Réponse : Une telle falsification est très peu probable, pour plusieurs motifs
« Tous les traits de Jésus sont bien présents dans l’AT, mais ils forment une série de lignes discontinues, brisées, que ne relie pas encore un tracé unique et englobant. La Bible juive connaît la figure du Messie triomphant associée à l’image royale du Fils de David. Elle cultive l’attente d’un nouveau Prophète comparable à Moïse et à Elie. Elle peut connaître le sacerdoce des fils de Lévi. Dans les visions de Daniel, elle entrevoit la dignité transcendante du Fils de l’homme venant sur les nuées du ciel. Et dans les chants du Serviteur de Yahvé, au livre d’Isaïe, elle brosse le tableau énigmatique d’un juste écrasé par la souffrance et justifiant la multitude après avoir porté le péché des coupables.

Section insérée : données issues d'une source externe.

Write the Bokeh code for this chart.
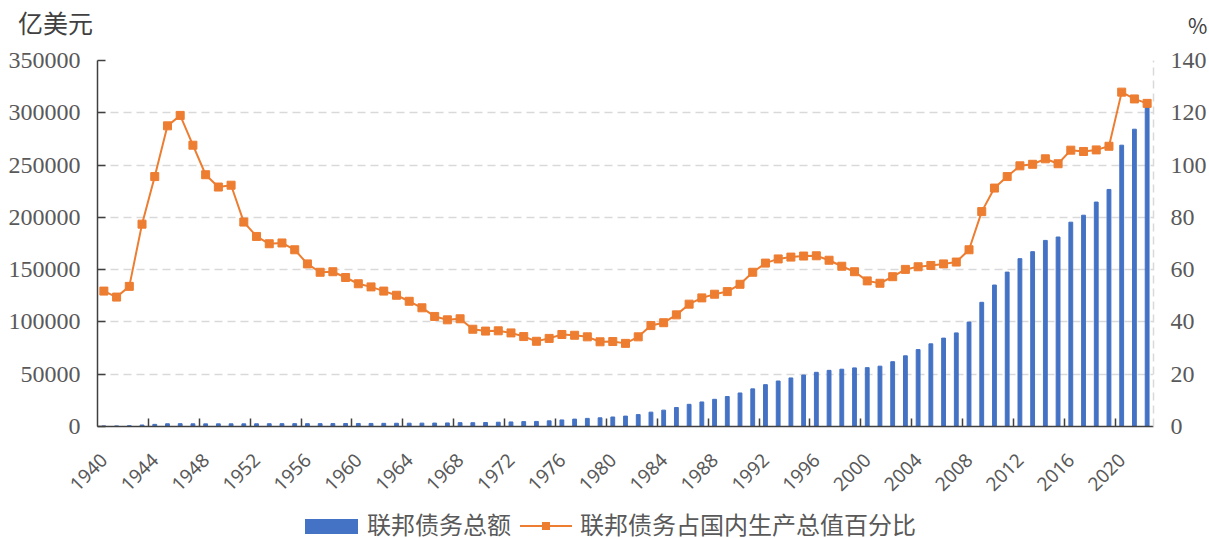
import math
from bokeh.plotting import figure
from bokeh.layouts import column
from bokeh.models import (Range1d, LinearAxis, FixedTicker, NumeralTickFormatter,
                          Div, ColumnDataSource)
from bokeh.embed import file_html
from bokeh.resources import INLINE

years = list(range(1940, 2023))
debt = [509, 575, 792, 1426, 2041, 2601, 2710, 2571, 2520, 2526,
        2568, 2553, 2591, 2660, 2708, 2744, 2727, 2723, 2797, 2875,
        2905, 2926, 3029, 3103, 3161, 3223, 3285, 3404, 3687, 3658,
        3809, 4082, 4359, 4663, 4839, 5419, 6290, 7064, 7766, 8295,
        9090, 9948, 11373, 13717, 15646, 18174, 21205, 23460, 26011, 28678,
        32063, 35982, 40018, 43510, 46433, 49206, 51815, 53692, 54782, 56055,
        56287, 57699, 61984, 67600, 73547, 79053, 84514, 89507, 99861, 118759,
        135288, 147642, 160509, 167194, 177945, 181201, 195395, 202057, 214623, 226695,
        269021, 284294, 309289]
pct = [51.8, 49.5, 53.6, 77.4, 95.6, 115.0, 119.0, 107.6, 96.3, 91.6,
       92.3, 78.2, 72.7, 69.9, 70.2, 67.6, 62.2, 59.0, 59.2, 57.0,
       54.6, 53.4, 51.8, 50.2, 47.9, 45.4, 42.1, 40.8, 41.2, 37.2,
       36.5, 36.6, 35.8, 34.4, 32.6, 33.7, 35.2, 34.9, 34.3, 32.4,
       32.5, 31.8, 34.3, 38.6, 39.7, 42.7, 46.8, 49.2, 50.6, 51.6,
       54.4, 59.0, 62.5, 64.1, 64.8, 65.2, 65.3, 63.6, 61.3, 59.2,
       55.7, 54.8, 57.3, 60.1, 61.1, 61.6, 62.2, 62.9, 67.6, 82.2,
       91.2, 95.6, 99.7, 100.3, 102.4, 100.5, 105.7, 105.2, 105.8, 107.2,
       127.9, 125.3, 123.6]
left_ticks = [0, 50000, 100000, 150000, 200000, 250000, 300000, 350000]
right_ticks = [0, 20, 40, 60, 80, 100, 120, 140]
label_years = list(range(1940, 2023, 4))
series_names = ["联邦债务总额", "联邦债务占国内生产总值百分比"]
left_unit = "亿美元"
right_unit = "%"

BLUE = "#4472C4"
ORANGE = "#ED7D31"
TXT = "#595959"
AX = "#404040"
GRID = "#D9D9D9"

HEAD_H = 40
FOOT_H = 30
FIG_H = 538 - HEAD_H - FOOT_H

src = ColumnDataSource(dict(year=years, debt=debt, pct=pct))

p = figure(width=1209, height=FIG_H, output_backend="svg", toolbar_location=None,
           title_location=None,
           x_range=Range1d(years[0] - 0.5, years[-1] + 0.5),
           y_range=Range1d(left_ticks[0], left_ticks[-1]),
           min_border_left=97, min_border_right=56, min_border_top=60 - HEAD_H,
           min_border_bottom=FIG_H - (426 - HEAD_H))
p.extra_y_ranges = {"pct": Range1d(right_ticks[0], right_ticks[-1])}
p.outline_line_color = None
p.background_fill_color = "white"
p.border_fill_color = "white"

bars = p.vbar(x="year", top="debt", width=0.3, color=BLUE, source=src)
line = p.line(x="year", y="pct", line_color=ORANGE, line_width=2, y_range_name="pct", source=src)
marks = p.scatter(x="year", y="pct", marker="square", size=8, color=ORANGE, y_range_name="pct", source=src)

# x axis
xa = p.xaxis[0]
xa.ticker = FixedTicker(ticks=label_years, minor_ticks=[y - 0.5 for y in label_years[1:]])
xa.major_label_orientation = math.pi / 4
xa.major_label_text_font = "Noto Sans"
xa.major_label_text_font_size = "19px"
xa.major_label_text_color = TXT
xa.major_label_standoff = 24
xa.axis_line_color = AX
xa.axis_line_width = 1.5
xa.major_tick_line_color = None
xa.minor_tick_line_color = AX
xa.minor_tick_line_width = 1.5
xa.minor_tick_in = 8
xa.minor_tick_out = 0

# left axis
ya = p.yaxis[0]
ya.ticker = FixedTicker(ticks=left_ticks, minor_ticks=[])
ya.formatter = NumeralTickFormatter(format="0")
ya.major_label_text_font = "Liberation Serif"
ya.major_label_text_font_size = "24px"
ya.major_label_text_color = TXT
ya.major_label_standoff = 17
ya.axis_line_color = AX
ya.axis_line_width = 1.5
ya.major_tick_line_color = AX
ya.major_tick_line_width = 1.5
ya.major_tick_in = 8
ya.major_tick_out = 0

# right axis
ra = LinearAxis(y_range_name="pct", ticker=FixedTicker(ticks=right_ticks, minor_ticks=[]))
ra.major_label_text_font = "Liberation Serif"
ra.major_label_text_font_size = "24px"
ra.major_label_text_color = TXT
ra.major_label_standoff = 11
ra.axis_line_color = GRID
ra.axis_line_dash = "8 5"
ra.axis_line_width = 1.5
ra.major_tick_line_color = None
ra.minor_tick_line_color = None
p.add_layout(ra, "right")

p.xgrid.visible = False
p.ygrid.ticker = FixedTicker(ticks=left_ticks[1:])
p.ygrid.grid_line_color = GRID
p.ygrid.grid_line_dash = "8 5"
p.ygrid.grid_line_width = 1.5

head = Div(width=1209, height=HEAD_H, margin=0, text=(
    '<div style="position:relative;width:1209px;height:%dpx;'
    'font-family:\'Noto Sans CJK SC\';color:%s;line-height:1;">'
    '<span style="position:absolute;left:18px;top:10px;font-size:25px;line-height:1;">%s</span>'
    '<span style="position:absolute;left:1188px;top:15px;font-size:21px;line-height:1;">%s</span>'
    '</div>') % (HEAD_H, AX, left_unit, right_unit))

foot = Div(width=1209, height=FOOT_H, margin=0, text=(
    '<div style="position:relative;width:1209px;height:%dpx;'
    'font-family:\'Noto Sans CJK SC\';color:%s;font-size:24px;line-height:1;">'
    '<div style="position:absolute;left:305px;top:11px;width:53px;height:15px;background:%s;"></div>'
    '<span style="position:absolute;left:367px;top:4px;line-height:1;">%s</span>'
    '<div style="position:absolute;left:520px;top:17px;width:52px;height:2px;background:%s;"></div>'
    '<div style="position:absolute;left:542px;top:14px;width:8px;height:8px;background:%s;"></div>'
    '<span style="position:absolute;left:580px;top:4px;line-height:1;">%s</span>'
    '</div>') % (FOOT_H, TXT, BLUE, series_names[0], ORANGE, ORANGE, series_names[1]))

layout = column(head, p, foot, spacing=0)

open("out.html", "w").write(file_html(layout, INLINE))
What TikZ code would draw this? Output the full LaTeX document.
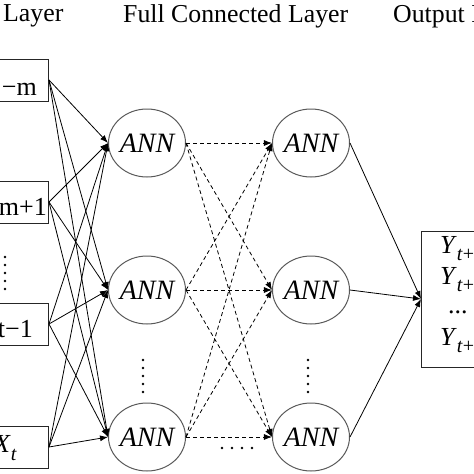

Mais tous ces traits, que Jésus va réunir en son unique personne par une synthèse imprévisible, demeurent disparates et même disjoints pour l’AT » (A Léonard, Les raisons de croire, p.106).
La messianité de Jésus est un article de la foi catholique. Ceci implique qu’il faille la foi pour reconnaître, avec toutes ses implications cette vérité.
Cependant, nous venons de voir que l’on peut étayer cette prétention à l’aide d’arguments rationnels. C’est bien pourquoi un certain nombre de non-chrétiens sont parvenus à cette conclusion que Jésus est bien le Messie ; ainsi, par exemple, du courant des « Juifs messianiques », né dans les années 1960, qui revendique environ 500 000 membres.
Les juifs orthodoxes s’y refusent quant à eux. Ce dont s’étonnait déjà Pascal en ces termes : « Ceci est admirable, d’avoir rendu les juifs grands amateurs des choses prédites, et grands ennemis de leur accomplissement » (Pensée 515).
Peut-être doit-on voir dans le fait qu’ils aient refusé de reconnaître comme authentiquement révélées certaines prophéties d’avant le Christ, très explicites, à compter du Ier s. de notre ère (donc après la vie terrestre de Jésus) manifeste-t-il une certaine mauvaise foi qui refuse de ses rendre à l’évidence… St Justin (+ vers 165) leur reprochait déjà, dans son Dialogue avec Tryphon, d’avoir abandonné le culte des prophéties, alors qu’ils y tenaient tant naguère, pour ne plus se focaliser que sur l’observance de la Loi.